In a country where direct electrification needs are huge, roughly 115 GW of clean electricity just for production of hydrogen or derivative green fuels is indeed a massive challenge.

Cost factor

To produce virgin metallics (DRI or HBI) from lump iron ore or pellets require approximately 650 Nm of hydrogen (or 58 kg) per tonne of DRI. The Ministry of Steel estimates that if 65% of the 198 kg (261 scm) per tcs of natural gas at $8/MMBtu is replaced with 41.5 kg/tcs of green hydrogen then the cost escalation per tonne of steel would be 5.5% by 2030-2031 under the base case scenario.

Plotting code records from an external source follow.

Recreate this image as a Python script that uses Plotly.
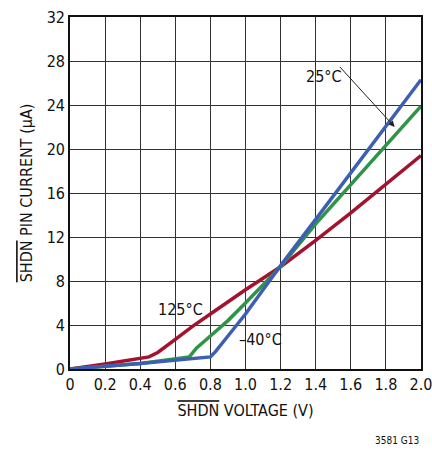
import plotly.graph_objects as go

# SHDN pin current vs SHDN voltage
v_minus40 = [0, 0.4, 0.8, 0.83, 0.9, 1.0, 1.1, 1.2, 1.4, 1.6, 1.8, 2.0]
i_minus40 = [0, 0.5, 1.1, 1.6, 3.0, 5.0, 7.2, 9.4, 13.6, 17.8, 22.0, 26.3]

v_25 = [0, 0.4, 0.68, 0.72, 0.8, 0.9, 1.0, 1.1, 1.2, 1.4, 1.6, 1.8, 2.0]
i_25 = [0, 0.5, 1.1, 1.9, 3.0, 4.4, 6.0, 7.6, 9.3, 13.2, 16.8, 20.4, 23.9]

v_125 = [0, 0.2, 0.45, 0.5, 0.6, 0.7, 0.8, 0.9, 1.0, 1.2, 1.4, 1.6, 1.8, 2.0]
i_125 = [0, 0.45, 1.1, 1.5, 2.7, 3.9, 5.0, 6.1, 7.2, 9.3, 11.7, 14.2, 16.8, 19.4]

x_ticks = [0, 0.2, 0.4, 0.6, 0.8, 1.0, 1.2, 1.4, 1.6, 1.8, 2.0]
x_labels = ["0", "0.2", "0.4", "0.6", "0.8", "1.0", "1.2", "1.4", "1.6", "1.8", "2.0"]
y_ticks = [0, 4, 8, 12, 16, 20, 24, 28, 32]

FONT = "DejaVu Sans Condensed, Liberation Sans Narrow, sans-serif"
OV = '<span style="text-decoration:overline">SHDN</span>'

fig = go.Figure()
for xs, ys, col in [
    (v_125, i_125, "#a3122f"),
    (v_25, i_25, "#2f9447"),
    (v_minus40, i_minus40, "#3d5fb3"),
]:
    fig.add_trace(go.Scatter(x=xs, y=ys, mode="lines",
                             line=dict(color=col, width=3.5), showlegend=False))

fig.add_annotation(x=1.85, y=22.0, ax=1.53, ay=27.6, axref="x", ayref="y",
                   text="", showarrow=True, arrowhead=2, arrowsize=1.2,
                   arrowwidth=1, arrowcolor="#222")
fig.add_annotation(x=1.448, y=26.6, text="25°C", showarrow=False,
                   font=dict(size=16, color="#111", family=FONT))
fig.add_annotation(x=0.627, y=5.4, text="125°C", showarrow=False,
                   font=dict(size=16, color="#111", family=FONT))
fig.add_annotation(x=1.088, y=2.7, text="–40°C", showarrow=False,
                   font=dict(size=16, color="#111", family=FONT))
fig.add_annotation(x=1.0, y=-0.225, xref="paper", yref="paper",
                   text="3581 G13", showarrow=False, xanchor="right",
                   font=dict(size=10, color="#111", family=FONT))

fig.update_xaxes(range=[0, 2.0], tickvals=x_ticks, ticktext=x_labels,
                 showgrid=True, gridcolor="#333333", gridwidth=1.3,
                 showline=True, linecolor="#111", linewidth=1.6, mirror=True,
                 ticks="", zeroline=False, automargin=False,
                 ticklabeloverflow="allow",
                 tickfont=dict(size=16, color="#111", family=FONT),
                 title=dict(text=OV + " VOLTAGE (V)", standoff=12,
                            font=dict(size=16, color="#111", family=FONT)))
fig.update_yaxes(range=[0, 32], tickvals=y_ticks,
                 showgrid=True, gridcolor="#333333", gridwidth=1.3,
                 showline=True, linecolor="#111", linewidth=1.6, mirror=True,
                 ticks="", zeroline=False, automargin=False,
                 ticklabeloverflow="allow",
                 tickfont=dict(size=16, color="#111", family=FONT),
                 title=dict(text=OV + " PIN CURRENT (µA)", standoff=10,
                            font=dict(size=16, color="#111", family=FONT)))

fig.update_layout(width=432, height=455,
                  margin=dict(l=70, r=11, t=17, b=86),
                  plot_bgcolor="white", paper_bgcolor="white")

# drop the default page margin so the figure sits at the window corner
fig.write_html("out.html", config={"displayModeBar": False},
               post_script="document.body.style.margin='0';")
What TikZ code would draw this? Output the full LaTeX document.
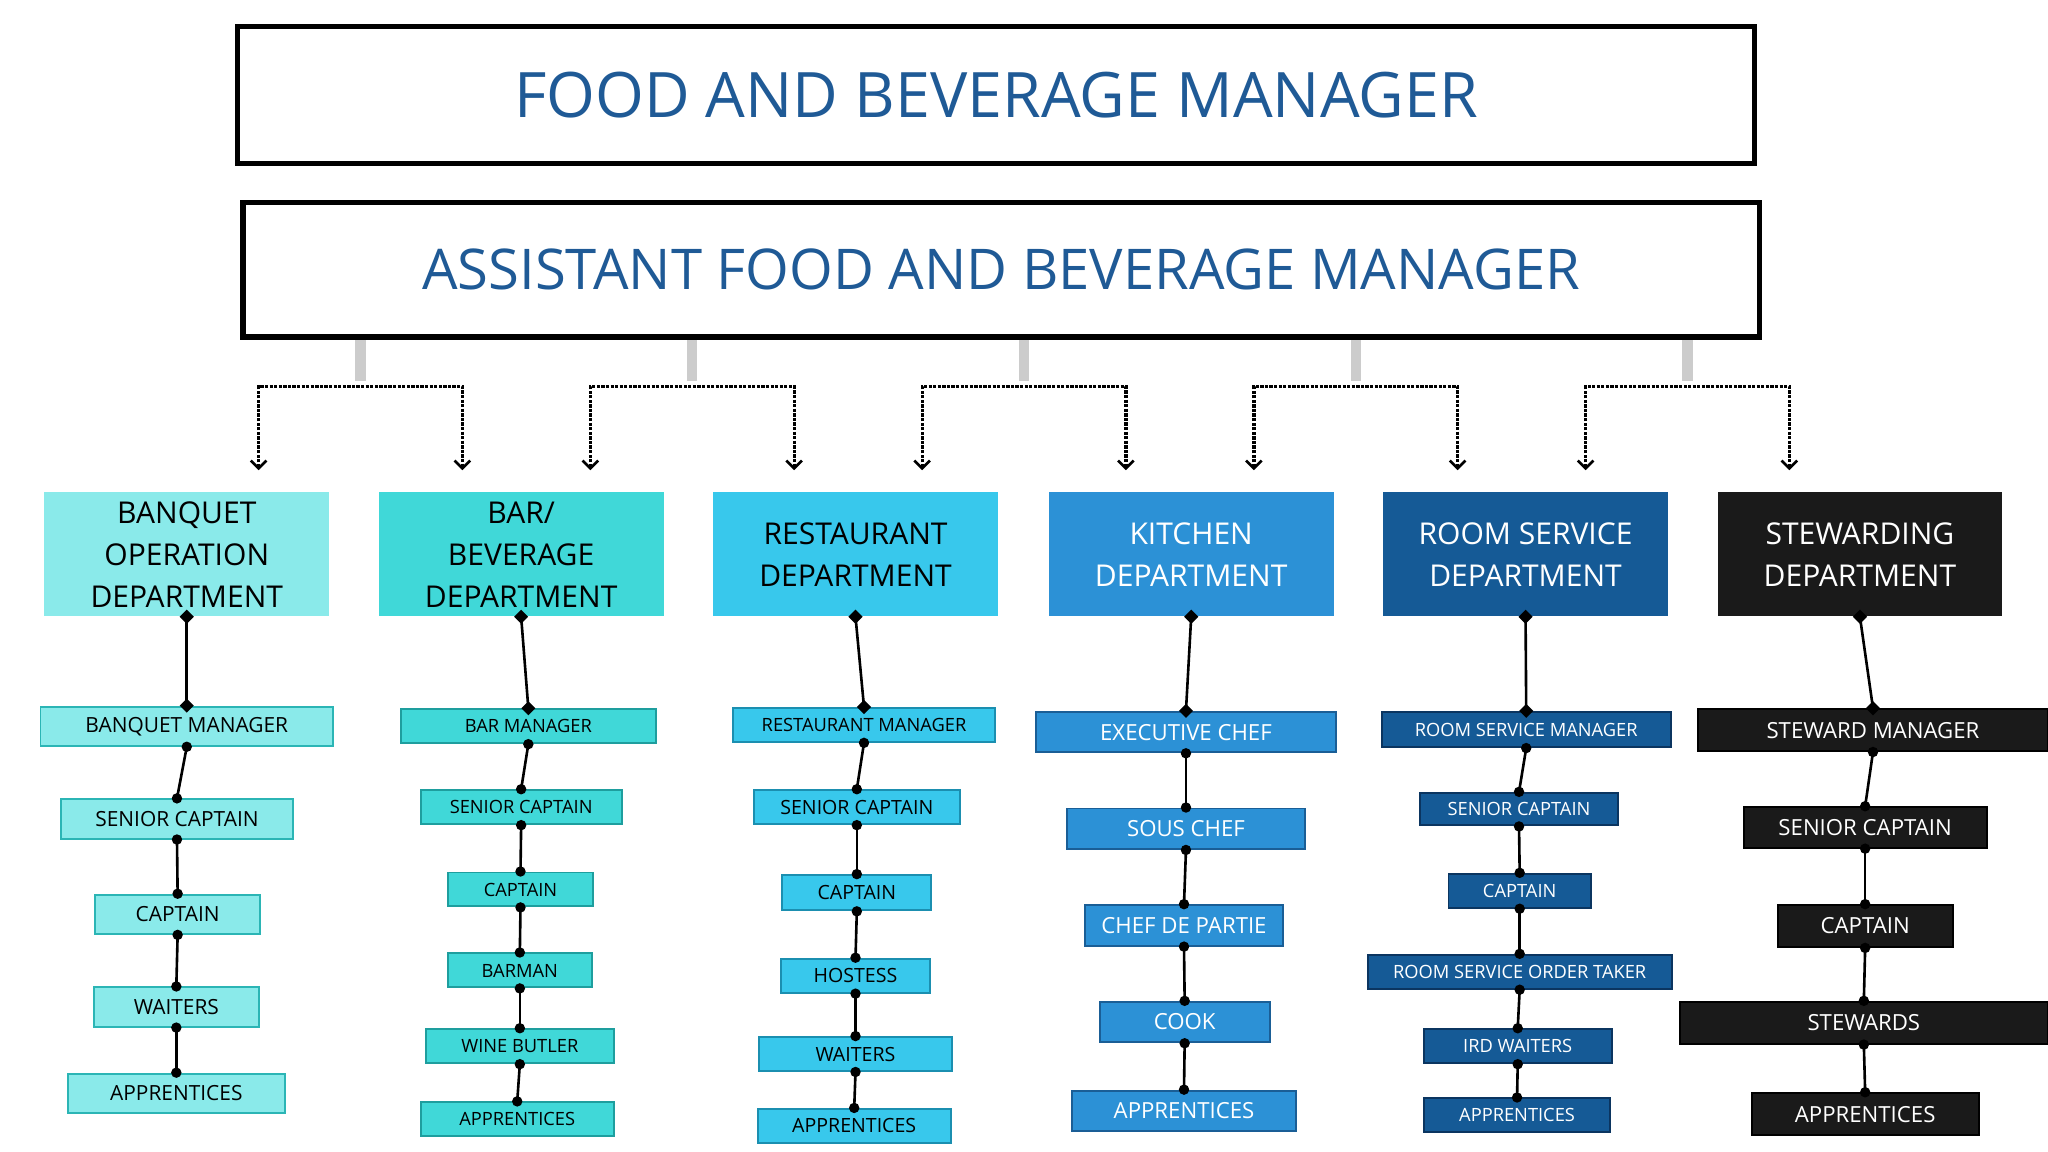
\documentclass[tikz,border=0pt]{standalone}
\usepackage{fontspec}
\setmainfont{Open Sans}
\usetikzlibrary{arrows.meta,shapes.geometric}
\definecolor{tblue}{HTML}{1F5A96}
\definecolor{cA}{HTML}{8AEAEA}\definecolor{bA}{HTML}{2BB5B5}
\definecolor{cB}{HTML}{40D8D8}\definecolor{bB}{HTML}{1E9E9E}
\definecolor{cC}{HTML}{38C8EC}\definecolor{bC}{HTML}{1B8FB0}
\definecolor{cD}{HTML}{2C91D6}\definecolor{bD}{HTML}{1A5E96}
\definecolor{cE}{HTML}{155A96}\definecolor{bE}{HTML}{0B3560}
\definecolor{cF}{HTML}{1A1A1A}\definecolor{bF}{HTML}{000000}
\tikzset{
 bigbox/.style={draw=black,line width=4pt,fill=white,inner sep=0,text=tblue},
 dept/.style={inner sep=0,align=center,font=\fontsize{23}{32}\selectfont},
 itm/.style={inner sep=0,line width=1.5pt,font=\fontsize{16}{18}\selectfont},
 dotarrow/.style={densely dotted,line width=2.5pt,{Straight Barb[length=6pt,width=12pt,line width=2pt]}-{Straight Barb[length=6pt,width=12pt,line width=2pt]}},
 lnk/.style={line width=2pt,black},
}
\newcommand\bx[7]{\node[#7,minimum width={(#4-#2)*1pt},minimum height={(#5-#3)*1pt}] (#1) at ({(#2+#4)/2},{(#3+#5)/2}) {#6};}
\newcommand\dlink[2]{\draw[lnk] (#1.south) -- (#2.north);
 \node[diamond,fill=black,inner sep=0,minimum size=11pt] at (#1.south) {};
 \node[diamond,fill=black,inner sep=0,minimum size=11pt] at (#2.north) {};}
\newcommand\clink[2]{\draw[lnk] (#1.south) -- (#2.north);
 \fill (#1.south) circle (4pt); \fill (#2.north) circle (4pt);}
\begin{document}
\begin{tikzpicture}[x=1pt,y=-1pt]
\useasboundingbox (0,0) rectangle (1568,882);
\bx{fbm}{182}{20}{1343}{125}{\fontsize{48}{50}\selectfont FOOD AND BEVERAGE MANAGER}{bigbox}
\bx{afbm}{186}{155}{1347}{258}{\fontsize{43}{45}\selectfont ASSISTANT FOOD AND BEVERAGE MANAGER}{bigbox}
\foreach \s/\a/\b in {276/198/354,530/452/608,784/706/862,1038/960/1116,1292/1214/1370}{
 \fill[gray!40] (\s-4,260) rectangle (\s+4,292);
 \draw[dotarrow] (\a,360) -- (\a,296) -- (\b,296) -- (\b,360);
}
% departments
\bx{d1}{34}{377}{252}{472}{BANQUET\\OPERATION\\DEPARTMENT}{dept,fill=cA,text depth=0pt}
\bx{d2}{290}{377}{508}{472}{BAR/\\BEVERAGE\\DEPARTMENT}{dept,fill=cB}
\bx{d3}{546}{377}{764}{472}{RESTAURANT\\DEPARTMENT}{dept,fill=cC}
\bx{d4}{803}{377}{1021}{472}{KITCHEN\\DEPARTMENT}{dept,fill=cD,text=white}
\bx{d5}{1059}{377}{1277}{472}{ROOM SERVICE\\DEPARTMENT}{dept,fill=cE,text=white}
\bx{d6}{1315}{377}{1533}{472}{STEWARDING\\DEPARTMENT}{dept,fill=cF,text=white}
% banquet
\bx{a1}{31}{541}{255}{571}{BANQUET MANAGER}{itm,fill=cA,draw=bA}
\bx{a2}{47}{612}{224}{642}{SENIOR CAPTAIN}{itm,fill=cA,draw=bA}
\bx{a3}{73}{685}{199}{715}{CAPTAIN}{itm,fill=cA,draw=bA}
\bx{a4}{72}{756}{198}{786}{WAITERS}{itm,fill=cA,draw=bA}
\bx{a5}{52}{822}{218}{852}{APPRENTICES}{itm,fill=cA,draw=bA}
% bar
\bx{b1}{307}{543}{502}{569}{\fontsize{14}{16}\selectfont BAR MANAGER}{itm,fill=cB,draw=bB}
\bx{b2}{322}{605}{476}{631}{\fontsize{14}{16}\selectfont SENIOR CAPTAIN}{itm,fill=cB,draw=bB}
\bx{b3}{343}{668}{454}{694}{\fontsize{14}{16}\selectfont CAPTAIN}{itm,fill=cB,draw=bB}
\bx{b4}{343}{730}{453}{756}{\fontsize{14}{16}\selectfont BARMAN}{itm,fill=cB,draw=bB}
\bx{b5}{326}{788}{470}{814}{\fontsize{14}{16}\selectfont WINE BUTLER}{itm,fill=cB,draw=bB}
\bx{b6}{322}{844}{470}{870}{\fontsize{14}{16}\selectfont APPRENTICES}{itm,fill=cB,draw=bB}
% restaurant
\bx{c1}{561}{542}{762}{568}{\fontsize{14}{16}\selectfont RESTAURANT MANAGER}{itm,fill=cC,draw=bC}
\bx{c2}{577}{605}{735}{631}{\fontsize{15}{16}\selectfont SENIOR CAPTAIN}{itm,fill=cC,draw=bC}
\bx{c3}{599}{670}{713}{697}{\fontsize{15}{16}\selectfont CAPTAIN}{itm,fill=cC,draw=bC}
\bx{c4}{598}{734}{712}{760}{\fontsize{15}{16}\selectfont HOSTESS}{itm,fill=cC,draw=bC}
\bx{c5}{581}{794}{729}{820}{\fontsize{15}{16}\selectfont WAITERS}{itm,fill=cC,draw=bC}
\bx{c6}{580}{849}{728}{875}{\fontsize{15}{16}\selectfont APPRENTICES}{itm,fill=cC,draw=bC}
% kitchen
\bx{k1}{793}{545}{1023}{576}{\fontsize{17}{18}\selectfont EXECUTIVE CHEF}{itm,fill=cD,draw=bD,text=white}
\bx{k2}{817}{619}{999}{650}{\fontsize{17}{18}\selectfont SOUS CHEF}{itm,fill=cD,draw=bD,text=white}
\bx{k3}{831}{693}{982}{724}{\fontsize{17}{18}\selectfont CHEF DE PARTIE}{itm,fill=cD,draw=bD,text=white}
\bx{k4}{842}{767}{972}{798}{\fontsize{17}{18}\selectfont COOK}{itm,fill=cD,draw=bD,text=white}
\bx{k5}{821}{835}{992}{866}{\fontsize{17}{18}\selectfont APPRENTICES}{itm,fill=cD,draw=bD,text=white}
% room service
\bx{r1}{1058}{545}{1279}{572}{\fontsize{14}{16}\selectfont ROOM SERVICE MANAGER}{itm,fill=cE,draw=bE,text=white}
\bx{r2}{1087}{607}{1239}{632}{\fontsize{14}{16}\selectfont SENIOR CAPTAIN}{itm,fill=cE,draw=bE,text=white}
\bx{r3}{1109}{669}{1218}{695}{\fontsize{14}{16}\selectfont CAPTAIN}{itm,fill=cE,draw=bE,text=white}
\bx{r4}{1047}{731}{1280}{757}{\fontsize{14}{16}\selectfont ROOM SERVICE ORDER TAKER}{itm,fill=cE,draw=bE,text=white}
\bx{r5}{1090}{788}{1234}{814}{\fontsize{14}{16}\selectfont IRD WAITERS}{itm,fill=cE,draw=bE,text=white}
\bx{r6}{1090}{841}{1233}{867}{\fontsize{14}{16}\selectfont APPRENTICES}{itm,fill=cE,draw=bE,text=white}
% stewarding
\bx{s1}{1300}{543}{1568}{575}{\fontsize{17}{18}\selectfont STEWARD MANAGER}{itm,fill=cF,draw=bF,text=white}
\bx{s2}{1335}{618}{1521}{649}{\fontsize{17}{18}\selectfont SENIOR CAPTAIN}{itm,fill=cF,draw=bF,text=white}
\bx{s3}{1361}{693}{1495}{725}{\fontsize{17}{18}\selectfont CAPTAIN}{itm,fill=cF,draw=bF,text=white}
\bx{s4}{1286}{767}{1568}{799}{\fontsize{17}{18}\selectfont STEWARDS}{itm,fill=cF,draw=bF,text=white}
\bx{s5}{1341}{837}{1515}{869}{\fontsize{17}{18}\selectfont APPRENTICES}{itm,fill=cF,draw=bF,text=white}
% links
\dlink{d1}{a1}\dlink{d2}{b1}\dlink{d3}{c1}\dlink{d4}{k1}\dlink{d5}{r1}\dlink{d6}{s1}
\clink{a1}{a2}\clink{a2}{a3}\clink{a3}{a4}\clink{a4}{a5}
\clink{b1}{b2}\clink{b2}{b3}\clink{b3}{b4}\clink{b4}{b5}\clink{b5}{b6}
\clink{c1}{c2}\clink{c2}{c3}\clink{c3}{c4}\clink{c4}{c5}\clink{c5}{c6}
\clink{k1}{k2}\clink{k2}{k3}\clink{k3}{k4}\clink{k4}{k5}
\clink{r1}{r2}\clink{r2}{r3}\clink{r3}{r4}\clink{r4}{r5}\clink{r5}{r6}
\clink{s1}{s2}\clink{s2}{s3}\clink{s3}{s4}\clink{s4}{s5}
\end{tikzpicture}
\end{document}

Hydrogen has the potential to replace 65-70% of natural gas consumption in a shaft furnace, depending on the technology adopted. The breakeven price of hydrogen ranges from $0.75-2.02/kg for a natural gas price of $8-18 per MMBtu.

However, for the BF-BOF route the breakeven price of H2 is much lower at around $0.48-0.88/kgH2.

As per the Ministry of Steel, considering that the industry will use green hydrogen only when breakeven prices are achieved and that there are no other policy interventions to support the industries meet their escalated production cost, uptake of green hydrogen will happen only if its cost reduces to below $ 1 per kgH2.

The theoretical H2 demand of 3.5 mnt/year in the steel industry by 2030-31 would require nearly 70 GW of RE capacity and 28 GW of electrolyser capacity, according to the Ministry.